As someone who has long been observing the opposition’s unification and even participated in a few efforts of that sort, I now see no point or real possibility in it.

Unification is needed for joint work to achieve a result. Right now the opposition has no plan for joint actions capable of leading to a result. On the contrary, various groups and detachments of the opposition can function on their own, addressing their own audiences and thereby obtaining at least a partial result. 

At the tragic stage in history where we find ourselves, there is no point in unification, and if and when the situation changes and there looms on the horizon a chance of victory over the regime, I’m sure there will be a unification of efforts to the extent required.

On the other hand, any attempt at unification runs into administrative and organizational problems. Who is in charge, how to set up the hierarchy, who has what rights, who can speak in whose name, and so forth. All these questions are always extremely problematic and traumatic, and in the present situation of defeat and the absence of a clear path to victory even more so. At the same time, the organizational and administrative difficulties of unification are made worse by the fact that the ranks of what might be called the Russian opposition have been seriously filled by new people and even entire cultural and social groups. Meanwhile, the new participants do not have the not very successful oppositional experience of the 2000s and 2010s, they are attached to completely different models, and they belong, primarily, to generations much younger than those who are usually mainly represented in opposition forums. This engenders if not conflict (although frequently it does) then definitely mistrust, misunderstanding, and just plain dissonance.

I repeat, though, I see no disaster here. Only good can be expected from the fact that one hundred flowers are going to bloom. Monopoly and unification are in the general case an evil that chokes off creativity and initiative, which are now much more important than coordinated actions.

But these considerations are more a reaction to the perpetual lament about the opposition’s inability to unite and the fears that attended the meeting in Berlin in late April.

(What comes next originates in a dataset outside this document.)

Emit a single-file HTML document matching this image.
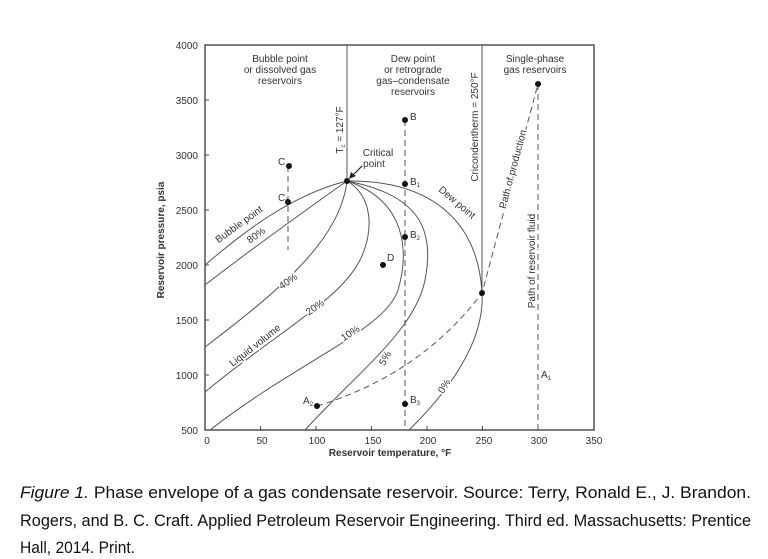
<!DOCTYPE html>
<html><head><meta charset="utf-8"><style>
body{margin:0;background:#fff}
svg{display:block}
text{font-family:"Liberation Sans",sans-serif;fill:#333}
.l{font-size:10px}
.c{font-size:17px;fill:#111}
</style></head><body>
<svg width="768" height="559" viewBox="0 0 768 559">
<rect x="205" y="45" width="389" height="385" fill="none" stroke="#444" stroke-width="1.4"/>
<g stroke="#444" stroke-width="1">
<line x1="205" y1="100" x2="209" y2="100"/><line x1="205" y1="155" x2="209" y2="155"/><line x1="205" y1="210" x2="209" y2="210"/><line x1="205" y1="265" x2="209" y2="265"/><line x1="205" y1="320" x2="209" y2="320"/><line x1="205" y1="375" x2="209" y2="375"/>
<line x1="260.5" y1="430" x2="260.5" y2="426"/><line x1="316" y1="430" x2="316" y2="426"/><line x1="371.5" y1="430" x2="371.5" y2="426"/><line x1="427" y1="430" x2="427" y2="426"/><line x1="482.5" y1="430" x2="482.5" y2="426"/><line x1="538" y1="430" x2="538" y2="426"/>
</g>
<g class="l" text-anchor="end">
<text x="198" y="49">4000</text><text x="198" y="104">3500</text><text x="198" y="159">3000</text><text x="198" y="214">2500</text><text x="198" y="269">2000</text><text x="198" y="324">1500</text><text x="198" y="379">1000</text><text x="198" y="434">500</text>
</g>
<g class="l" text-anchor="middle">
<text x="207" y="444">0</text><text x="262" y="444">50</text><text x="317" y="444">100</text><text x="373" y="444">150</text><text x="428" y="444">200</text><text x="484" y="444">250</text><text x="539" y="444">300</text><text x="594" y="444">350</text>
</g>
<text x="390" y="456" text-anchor="middle" style="font-size:10px;font-weight:bold">Reservoir temperature, °F</text>
<text transform="translate(164,240) rotate(-90)" text-anchor="middle" style="font-size:10px;font-weight:bold">Reservoir pressure, psia</text>

<g stroke="#555" stroke-width="1" fill="none">
<line x1="347" y1="45" x2="347" y2="181"/>
<line x1="482" y1="45" x2="482" y2="293"/>
<path d="M205,265 C240,235 290,195 347,181"/>
<path d="M205,285 C250,250 320,200 347,181"/>
<path d="M205,347 C280,290 340,240 347,181"/>
<path d="M205,392 C280,330 340,300 360,260 C375,230 372,195 347,181"/>
<path d="M210,430 C300,360 385,330 398,290 C410,250 405,200 347,181"/>
<path d="M305,430 C360,370 415,330 425,280 C435,230 420,195 347,181"/>
<path d="M409,430 C450,390 485,340 482,293 C478,220 430,180 347,181"/>
</g>
<g stroke="#555" stroke-width="1" fill="none" stroke-dasharray="6,4">
<line x1="288" y1="166" x2="288" y2="250"/>
<line x1="405" y1="120" x2="405" y2="430"/>
<line x1="538" y1="84" x2="538" y2="430"/>
<path d="M317,406 Q420,375 482,293 L538,84"/>
</g>
<g fill="#111">
<circle cx="347" cy="181" r="3"/><circle cx="289" cy="166" r="3"/><circle cx="288" cy="202" r="3"/>
<circle cx="405" cy="120" r="3"/><circle cx="405" cy="184" r="3"/><circle cx="405" cy="237" r="3"/>
<circle cx="383" cy="265" r="3"/><circle cx="317" cy="406" r="3"/><circle cx="405" cy="404" r="3"/>
<circle cx="482" cy="293" r="3"/><circle cx="538" cy="84" r="3"/>
</g>
<path d="M363,165 L351,177" stroke="#222" stroke-width="1.2"/>
<path d="M349,179 L351,172 L356,176 Z" fill="#222"/>
<g class="l" text-anchor="middle" style="paint-order:stroke;stroke:#fff;stroke-width:3px">
<text x="280" y="62">Bubble point</text><text x="280" y="73">or dissolved gas</text><text x="280" y="84">reservoirs</text>
<text x="413" y="62">Dew point</text><text x="413" y="73">or retrograde</text><text x="413" y="84">gas–condensate</text><text x="413" y="95">reservoirs</text>
<text x="535" y="62">Single-phase</text><text x="535" y="73">gas reservoirs</text>
<text x="378" y="156">Critical</text><text x="374" y="167">point</text>
<text transform="translate(241,227) rotate(-36)">Bubble point</text>
<text transform="translate(258,238) rotate(-35)">80%</text>
<text transform="translate(290,284) rotate(-35)">40%</text>
<text transform="translate(317,310) rotate(-35)">20%</text>
<text transform="translate(352,336) rotate(-33)">10%</text>
<text transform="translate(257,348) rotate(-38)">Liquid volume</text>
<text transform="translate(388,360) rotate(-60)">5%</text>
<text transform="translate(447,388) rotate(-58)">0%</text>
<text transform="translate(455,205) rotate(40)">Dew point</text>
<text transform="translate(516,170) rotate(-75)">Path of production</text>
<text transform="translate(535,261) rotate(-90)">Path of reservoir fluid</text>
<text transform="translate(343,130) rotate(-90)">T<tspan font-size="6" dy="2">c</tspan><tspan dy="-2"> = 127°F</tspan></text>
<text transform="translate(478,127) rotate(-90)">Cricondentherm = 250°F</text>
</g>
<g class="l">
<text x="278" y="165">C</text><text x="278" y="201">C<tspan font-size="6" dy="2">1</tspan></text>
<text x="410" y="120">B</text><text x="410" y="185">B<tspan font-size="6" dy="2">1</tspan></text>
<text x="410" y="238">B<tspan font-size="6" dy="2">2</tspan></text><text x="387" y="261">D</text>
<text x="303" y="404">A<tspan font-size="6" dy="2">2</tspan></text><text x="410" y="403">B<tspan font-size="6" dy="2">3</tspan></text>
<text x="541" y="378">A<tspan font-size="6" dy="2">1</tspan></text>
</g>
<text class="c" x="20" y="498" textLength="731" lengthAdjust="spacingAndGlyphs"><tspan font-style="italic">Figure 1.</tspan> Phase envelope of a gas condensate reservoir. Source: Terry, Ronald E., J. Brandon.</text>
<text class="c" x="20" y="526" textLength="731" lengthAdjust="spacingAndGlyphs">Rogers, and B. C. Craft. Applied Petroleum Reservoir Engineering. Third ed. Massachusetts: Prentice</text>
<text class="c" x="20" y="553" textLength="115" lengthAdjust="spacingAndGlyphs">Hall, 2014. Print.</text>
</svg>
</body></html>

In reality, everyone there had the intelligence and tact not to announce unification. Based on the results of several incoherent and in my view not very constructive debates, some of those gathered approved a declaration.

Its overall political content is banal, and the several dozen signatures exhibited as evidence of the declaration’s weight and representativeness are a little frightening for belonging to a set that hasn’t changed for decades and for their all too obvious associations with yesterday.

Nonetheless, two points in this subject seem to me fairly positive. 

First, the very attempt to bring about some coordination, which, unlike organized unification, is useful. Actually, I hope the Berlin platform being built will in this sense be a more effective and institutionalized construction.

Second, the sole not completely banal component of the approved text is the declaration by the signatories that they will refrain from public disputes in the antiwar and democratic movements. Not that there is any great hope for a result from this kind of declaration, but if at least some of the arrows opponents of the war and the dictatorship are letting fly at each other would fly instead in the Kremlin’s direction, that’s good. The very idea that it is worth abandoning private disagreements in the context of resisting the undisputed and obvious evil seems to me perfectly correct.